**WRITTEN REQUEST**
Copy each line below exactly and leave the pictures out.

**INFORMATION SHOWN**
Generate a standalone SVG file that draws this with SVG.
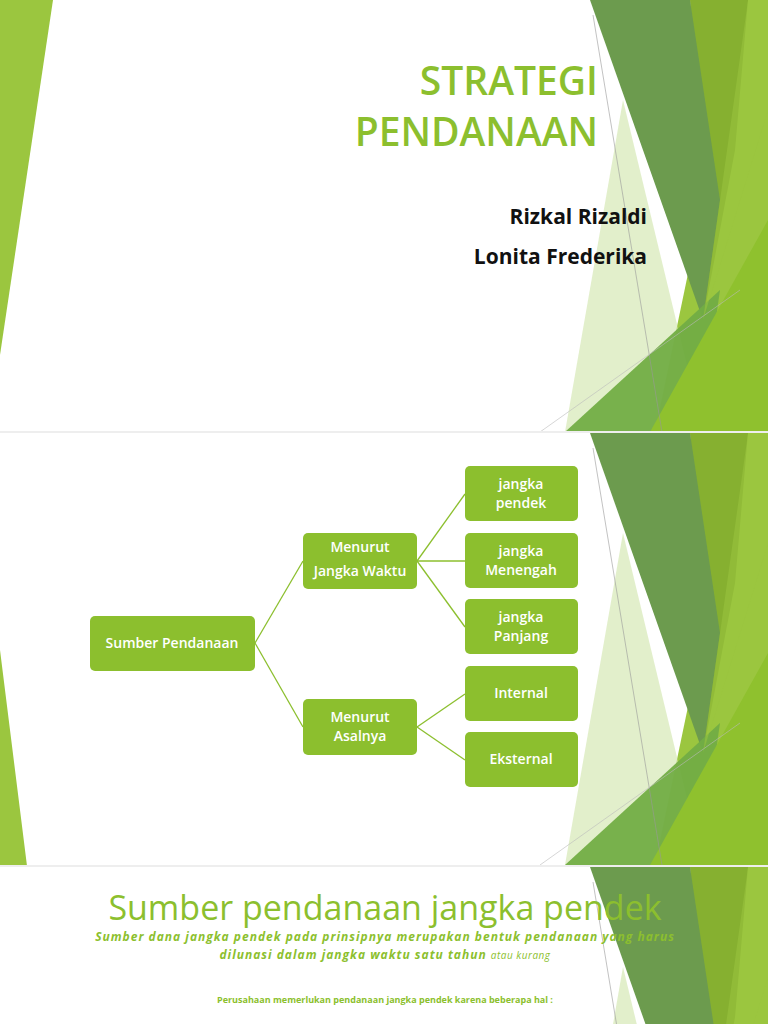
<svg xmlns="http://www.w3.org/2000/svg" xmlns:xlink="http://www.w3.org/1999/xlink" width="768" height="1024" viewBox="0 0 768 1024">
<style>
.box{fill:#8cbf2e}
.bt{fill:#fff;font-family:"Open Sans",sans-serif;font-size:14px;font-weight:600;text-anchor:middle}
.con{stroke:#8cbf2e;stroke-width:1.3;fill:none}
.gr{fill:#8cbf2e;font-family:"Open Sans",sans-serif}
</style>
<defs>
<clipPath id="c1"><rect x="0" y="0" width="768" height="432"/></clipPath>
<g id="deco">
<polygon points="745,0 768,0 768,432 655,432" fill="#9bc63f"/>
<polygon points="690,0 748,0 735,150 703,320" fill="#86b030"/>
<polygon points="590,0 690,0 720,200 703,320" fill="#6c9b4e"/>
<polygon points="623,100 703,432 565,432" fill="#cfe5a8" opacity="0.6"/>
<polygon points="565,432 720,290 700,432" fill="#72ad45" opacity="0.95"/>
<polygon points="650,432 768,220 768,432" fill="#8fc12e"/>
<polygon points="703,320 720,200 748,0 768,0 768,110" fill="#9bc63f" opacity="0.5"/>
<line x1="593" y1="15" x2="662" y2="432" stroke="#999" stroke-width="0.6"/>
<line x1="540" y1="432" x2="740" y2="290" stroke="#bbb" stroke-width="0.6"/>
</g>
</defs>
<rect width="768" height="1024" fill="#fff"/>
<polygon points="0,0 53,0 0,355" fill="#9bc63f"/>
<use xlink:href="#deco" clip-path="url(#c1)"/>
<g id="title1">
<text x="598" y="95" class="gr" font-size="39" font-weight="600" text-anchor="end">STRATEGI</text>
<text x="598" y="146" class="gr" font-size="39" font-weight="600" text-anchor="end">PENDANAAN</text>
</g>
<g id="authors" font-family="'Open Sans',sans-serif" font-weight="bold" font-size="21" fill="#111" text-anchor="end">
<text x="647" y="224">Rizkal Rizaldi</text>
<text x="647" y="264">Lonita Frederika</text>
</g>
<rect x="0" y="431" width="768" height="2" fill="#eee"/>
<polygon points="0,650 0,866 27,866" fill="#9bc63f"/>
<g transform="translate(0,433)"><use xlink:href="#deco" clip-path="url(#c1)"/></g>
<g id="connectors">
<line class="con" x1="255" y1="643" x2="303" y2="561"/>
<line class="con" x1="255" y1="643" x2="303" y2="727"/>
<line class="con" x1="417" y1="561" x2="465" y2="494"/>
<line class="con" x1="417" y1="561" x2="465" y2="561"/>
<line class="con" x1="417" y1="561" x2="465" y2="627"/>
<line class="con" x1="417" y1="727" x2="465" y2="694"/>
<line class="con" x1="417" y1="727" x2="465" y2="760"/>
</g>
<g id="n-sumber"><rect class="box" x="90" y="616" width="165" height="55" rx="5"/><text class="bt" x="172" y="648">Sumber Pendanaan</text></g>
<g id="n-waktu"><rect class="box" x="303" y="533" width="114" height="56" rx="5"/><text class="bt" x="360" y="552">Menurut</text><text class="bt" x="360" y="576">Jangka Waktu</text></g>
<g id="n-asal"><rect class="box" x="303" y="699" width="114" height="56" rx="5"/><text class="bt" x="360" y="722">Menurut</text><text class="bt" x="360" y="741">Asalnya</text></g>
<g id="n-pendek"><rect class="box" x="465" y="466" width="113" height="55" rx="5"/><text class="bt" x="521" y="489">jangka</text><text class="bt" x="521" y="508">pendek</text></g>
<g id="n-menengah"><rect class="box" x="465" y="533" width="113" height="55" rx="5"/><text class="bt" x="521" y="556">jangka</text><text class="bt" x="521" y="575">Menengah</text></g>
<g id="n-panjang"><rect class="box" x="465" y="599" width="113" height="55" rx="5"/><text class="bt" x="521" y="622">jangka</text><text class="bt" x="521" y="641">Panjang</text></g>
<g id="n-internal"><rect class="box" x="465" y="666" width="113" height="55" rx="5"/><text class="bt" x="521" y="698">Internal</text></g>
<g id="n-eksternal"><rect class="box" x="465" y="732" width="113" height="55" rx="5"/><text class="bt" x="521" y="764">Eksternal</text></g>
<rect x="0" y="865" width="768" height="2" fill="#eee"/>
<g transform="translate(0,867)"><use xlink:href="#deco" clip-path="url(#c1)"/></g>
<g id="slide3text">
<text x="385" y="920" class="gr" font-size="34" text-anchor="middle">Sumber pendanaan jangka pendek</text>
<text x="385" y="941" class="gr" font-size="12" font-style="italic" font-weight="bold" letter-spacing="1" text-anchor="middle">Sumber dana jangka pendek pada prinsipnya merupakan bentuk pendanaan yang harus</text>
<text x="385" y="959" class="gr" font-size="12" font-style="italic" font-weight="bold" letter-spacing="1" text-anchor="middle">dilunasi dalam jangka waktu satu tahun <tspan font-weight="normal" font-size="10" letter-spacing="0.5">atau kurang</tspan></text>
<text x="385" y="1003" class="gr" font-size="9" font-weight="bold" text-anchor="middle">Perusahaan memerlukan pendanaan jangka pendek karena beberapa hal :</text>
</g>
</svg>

**OUTPUT FOR THIS EXERCISE**
Generate a standalone SVG file that draws this with SVG.
<svg xmlns="http://www.w3.org/2000/svg" xmlns:xlink="http://www.w3.org/1999/xlink" width="768" height="1024" viewBox="0 0 768 1024">
<style>
.box{fill:#8cbf2e}
.bt{fill:#fff;font-family:"Open Sans",sans-serif;font-size:14px;font-weight:600;text-anchor:middle}
.con{stroke:#8cbf2e;stroke-width:1.3;fill:none}
.gr{fill:#8cbf2e;font-family:"Open Sans",sans-serif}
</style>
<defs>
<clipPath id="c1"><rect x="0" y="0" width="768" height="432"/></clipPath>
<g id="deco">
<polygon points="745,0 768,0 768,432 655,432" fill="#9bc63f"/>
<polygon points="690,0 748,0 735,150 703,320" fill="#86b030"/>
<polygon points="590,0 690,0 720,200 703,320" fill="#6c9b4e"/>
<polygon points="623,100 703,432 565,432" fill="#cfe5a8" opacity="0.6"/>
<polygon points="565,432 720,290 700,432" fill="#72ad45" opacity="0.95"/>
<polygon points="650,432 768,220 768,432" fill="#8fc12e"/>
<polygon points="703,320 720,200 748,0 768,0 768,110" fill="#9bc63f" opacity="0.5"/>
<line x1="593" y1="15" x2="662" y2="432" stroke="#999" stroke-width="0.6"/>
<line x1="540" y1="432" x2="740" y2="290" stroke="#bbb" stroke-width="0.6"/>
</g>
</defs>
<rect width="768" height="1024" fill="#fff"/>
<polygon points="0,0 53,0 0,355" fill="#9bc63f"/>
<use xlink:href="#deco" clip-path="url(#c1)"/>
<g id="title1">
<text x="598" y="95" class="gr" font-size="39" font-weight="600" text-anchor="end">STRATEGI</text>
<text x="598" y="146" class="gr" font-size="39" font-weight="600" text-anchor="end">PENDANAAN</text>
</g>
<g id="authors" font-family="'Open Sans',sans-serif" font-weight="bold" font-size="21" fill="#111" text-anchor="end">
<text x="647" y="224">Rizkal Rizaldi</text>
<text x="647" y="264">Lonita Frederika</text>
</g>
<rect x="0" y="431" width="768" height="2" fill="#eee"/>
<polygon points="0,650 0,866 27,866" fill="#9bc63f"/>
<g transform="translate(0,433)"><use xlink:href="#deco" clip-path="url(#c1)"/></g>
<g id="connectors">
<line class="con" x1="255" y1="643" x2="303" y2="561"/>
<line class="con" x1="255" y1="643" x2="303" y2="727"/>
<line class="con" x1="417" y1="561" x2="465" y2="494"/>
<line class="con" x1="417" y1="561" x2="465" y2="561"/>
<line class="con" x1="417" y1="561" x2="465" y2="627"/>
<line class="con" x1="417" y1="727" x2="465" y2="694"/>
<line class="con" x1="417" y1="727" x2="465" y2="760"/>
</g>
<g id="n-sumber"><rect class="box" x="90" y="616" width="165" height="55" rx="5"/><text class="bt" x="172" y="648">Sumber Pendanaan</text></g>
<g id="n-waktu"><rect class="box" x="303" y="533" width="114" height="56" rx="5"/><text class="bt" x="360" y="552">Menurut</text><text class="bt" x="360" y="576">Jangka Waktu</text></g>
<g id="n-asal"><rect class="box" x="303" y="699" width="114" height="56" rx="5"/><text class="bt" x="360" y="722">Menurut</text><text class="bt" x="360" y="741">Asalnya</text></g>
<g id="n-pendek"><rect class="box" x="465" y="466" width="113" height="55" rx="5"/><text class="bt" x="521" y="489">jangka</text><text class="bt" x="521" y="508">pendek</text></g>
<g id="n-menengah"><rect class="box" x="465" y="533" width="113" height="55" rx="5"/><text class="bt" x="521" y="556">jangka</text><text class="bt" x="521" y="575">Menengah</text></g>
<g id="n-panjang"><rect class="box" x="465" y="599" width="113" height="55" rx="5"/><text class="bt" x="521" y="622">jangka</text><text class="bt" x="521" y="641">Panjang</text></g>
<g id="n-internal"><rect class="box" x="465" y="666" width="113" height="55" rx="5"/><text class="bt" x="521" y="698">Internal</text></g>
<g id="n-eksternal"><rect class="box" x="465" y="732" width="113" height="55" rx="5"/><text class="bt" x="521" y="764">Eksternal</text></g>
<rect x="0" y="865" width="768" height="2" fill="#eee"/>
<g transform="translate(0,867)"><use xlink:href="#deco" clip-path="url(#c1)"/></g>
<g id="slide3text">
<text x="385" y="920" class="gr" font-size="34" text-anchor="middle">Sumber pendanaan jangka pendek</text>
<text x="385" y="941" class="gr" font-size="12" font-style="italic" font-weight="bold" letter-spacing="1" text-anchor="middle">Sumber dana jangka pendek pada prinsipnya merupakan bentuk pendanaan yang harus</text>
<text x="385" y="959" class="gr" font-size="12" font-style="italic" font-weight="bold" letter-spacing="1" text-anchor="middle">dilunasi dalam jangka waktu satu tahun <tspan font-weight="normal" font-size="10" letter-spacing="0.5">atau kurang</tspan></text>
<text x="385" y="1003" class="gr" font-size="9" font-weight="bold" text-anchor="middle">Perusahaan memerlukan pendanaan jangka pendek karena beberapa hal :</text>
</g>
</svg>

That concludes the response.